Despite some laudable efforts, Fr. Pleger ran afoul of foundational Catholic social justice priorities when he became the most high-profile Catholic supporter of pro-abortion presidential candidate Barack Obama in 2007, praising him as “the best thing to come across the political scene since Bobby Kennedy.”

For such advocacy on behalf of the future president, Cardinal George sanctioned the priest requiring him to take a “temporary leave of absence” to “contemplate his controversial remarks” which violated the “discipline common to all Catholic priests.”

Pfleger also handed over the pulpit at St. Sabina to several pro-abortion figures over the years, such as singer Harry Belafonte, who criticized former president George W. Bush for threatening a “woman’s right to abortion,” as well as former pro-abortion Democrat presidential candidate Al Sharpton. 

Fr. Pfleger has also caused controversy among Catholics by expressing doctrinally dissenting views in advocacy for women “priests” and an end to priestly celibacy.

In 2019, Pfleger had invited Nation of Islam leader Louis Farrakhan to speak at his parish. “Alarmed by Pfleger’s invitation for Farrakhan to speak at his church, Illinois Holocaust Museum officials spoke out Thursday afternoon against Pfleger for ‘giving hatred a platform,’” the Chicago Tribune reported at the time.

In 2011, Cardinal George suspended the priest again for combative remarks indicating he would prefer to leave the Catholic Church than his parish, when the archdiocese planned to transition him to a new pastoral role at a nearby high school. After apologizing, George restored him to his parish.

In April 2010, Pfleger was honored by the archdiocese with its Racial Justice Lifetime Achievement award.

At the awards ceremony Cardinal George emphasized that abortion was incompatible with racial justice, but also defended the volatile Pfleger against negative news coverage.

“Fr. Pfleger has been a controversialist; and controversy is easier to report on than is love,” said George. “Fr. Pfleger has spoken in anger, sometimes unjustly or uncharitably; and anger is easier to capture on the camera than is love. But Fr. Pfleger is a Catholic priest and a pastor, and in that capacity, like all good priests and pastors, he acts out of love.”

The parish website’s biography of Fr. Pfleger states how the priest has been an activist against gun violence, alcohol and tobacco billboards which target children and saturate “communities of Color,” the sale of drug paraphernalia, and “negative music that glorified violence and degraded women.”

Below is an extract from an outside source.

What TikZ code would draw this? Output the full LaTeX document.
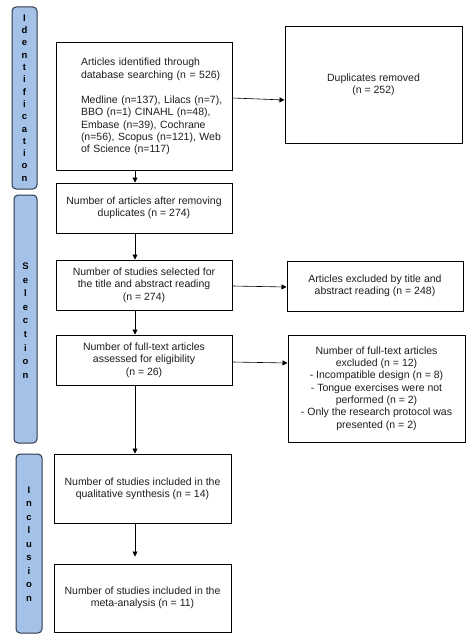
\documentclass[tikz,border=0pt]{standalone}
\usepackage{fontspec}
\setmainfont{Liberation Sans}
\usetikzlibrary{arrows.meta}
\definecolor{barfill}{RGB}{164,194,232}
\definecolor{bardraw}{RGB}{45,55,75}
\definecolor{txt}{RGB}{30,30,30}
\begin{document}
\begin{tikzpicture}[x=1pt,y=-1pt,
  box/.style={draw=black,line width=1pt,fill=white,minimum width=176pt,inner sep=0pt,
    font=\fontsize{10.5}{12.3}\selectfont,text=txt,align=center},
  bar/.style={draw=bardraw,line width=1pt,fill=barfill,rounded corners=4pt,inner sep=0pt},
  barlbl/.style={font=\bfseries\fontsize{9.5}{12.3}\selectfont,text=black,align=center,inner sep=0pt},
  arr/.style={draw=black,line width=0.6pt,-{Triangle[length=5pt,width=5pt]}}]
\useasboundingbox (0,0) rectangle (474,642);
\fill[white] (0,0) rectangle (474,642);
% side bars
\node[bar,minimum width=25pt,minimum height=182pt] (idbar) at (24.5,98) {};
\node[barlbl] (idlbl) at (24.5,98) {I\\d\\e\\n\\t\\i\\f\\i\\c\\a\\t\\i\\o\\n};
\node[bar,minimum width=23pt,minimum height=248pt] (selbar) at (25.5,319) {};
\node[barlbl,font=\bfseries\fontsize{9.5}{13.6}\selectfont] (sellbl) at (25.5,320.5) {S\\e\\l\\e\\c\\t\\i\\o\\n};
\node[bar,minimum width=26pt,minimum height=179pt] (incbar) at (29,543.5) {};
\node[barlbl,font=\bfseries\fontsize{9.5}{13.5}\selectfont] (inclbl) at (29,544) {I\\n\\c\\l\\u\\s\\i\\o\\n};
% boxes
\node[box,minimum height=127pt] (b1) at (144,106.5) {};
\node[font=\fontsize{10.5}{12.3}\selectfont,text=txt,align=left,text width=146pt,inner sep=0pt] (b1t) at (154,106.5)
  {Articles identified through\\database searching (n = 526)\\[13pt]Medline (n=137), Lilacs (n=7),\\BBO (n=1) CINAHL (n=48),\\Embase (n=39), Cochrane\\(n=56), Scopus (n=121), Web\\of Science (n=117)};
\node[box,minimum width=177pt,minimum height=116pt] (dup) at (373.5,85) {Duplicates removed\\(n = 252)};
\node[box,minimum height=50pt] (b2) at (144,208) {Number of articles after removing\\duplicates (n = 274)};
\node[box,minimum height=50pt] (b3) at (144,285) {Number of studies selected for\\the title and abstract reading\\(n = 274)};
\node[box,minimum height=50pt] (ex1) at (375,286) {Articles excluded by title and\\abstract reading (n = 248)};
\node[box,minimum height=50pt] (b4) at (144,360) {Number of full-text articles\\assessed for eligibility\\(n = 26)};
\node[box,minimum width=177pt,minimum height=107pt] (ex2) at (376.5,388.5)
  {Number of full-text articles\\excluded (n = 12)\\- Incompatible design (n = 8)\\- Tongue exercises were not\\performed (n = 2)\\- Only the research protocol was\\presented (n = 2)};
\node[box,minimum width=177pt,minimum height=69pt] (b5) at (142.5,488.5) {Number of studies included in the\\qualitative synthesis (n = 14)};
\node[box,minimum width=177pt,minimum height=68pt] (b6) at (142.5,598) {Number of studies included in the\\meta-analysis (n = 11)};
% arrows
\draw[arr] (b1.east |- 0,98) -- (dup.west |- 0,100);
\draw[arr] (b1.south -| 135,0) -- (b2.north -| 135,0);
\draw[arr] (b2.south -| 135,0) -- (b3.north -| 135,0);
\draw[arr] (b3.east |- 0,286) -- (ex1.west |- 0,287);
\draw[arr] (b3.south -| 135,0) -- (b4.north -| 135,0);
\draw[arr] (b4.east |- 0,362) -- (ex2.west |- 0,363);
\draw[arr] (b4.south -| 135,0) -- (b5.north -| 135,0);
\draw[arr,shorten >=7pt] (b5.south -| 135,0) -- (b6.north -| 135,0);
\end{tikzpicture}
\end{document}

Listing many awards and honors, along with a generous selection of media appearances, the bio states the priest “has been recognized for his commitment to equality and passionate stance against injustice.”

He has also founded local apostolates to serve his community with employment, youth development, social services, and spiritual advancement, along with establishing a homeless shelter and an “80-unit Elders Village.”

Along with other outreaches he developed a team of parishioners, who instead of calling the police on local prostitutes, went out and paid for their time in order to talk with them about how they could turn their lives around.

In his January 5th letter on the allegations of sexual abuse, Cupich clarified that “[a]llegations are claims that have not been proven as true or false. Therefore, guilt or innocence should not be assumed.” He also conveyed that “Father Pfleger has agreed to cooperate fully” with the investigation.

Further, the cardinal specified that the allegation has been reported to the Illinois Department of Children and Family Services and the Cook County State’s Attorney, as required by policy, and that “[t]he person making the allegation has been offered the services of our Victim Assistance Ministry.”

In a written response published on the Saint Sabina website, the community’s “Cabinet” pledged their full support for their longtime parish priest, stating they “believe that these accusations are unfounded” and they “boldly stand behind the integrity, passion, work and ministry” of their “Sr. Pastor, Rev. Michael Pfleger.”

Pledging their full cooperation with the investigation they state that “we believe that our Sr. Pastor will be fully exonerated from all accusations and we will stand with him during this process as he had stood with victims of injustice and will continue to uplift his work and the life, he has committed to serving others.”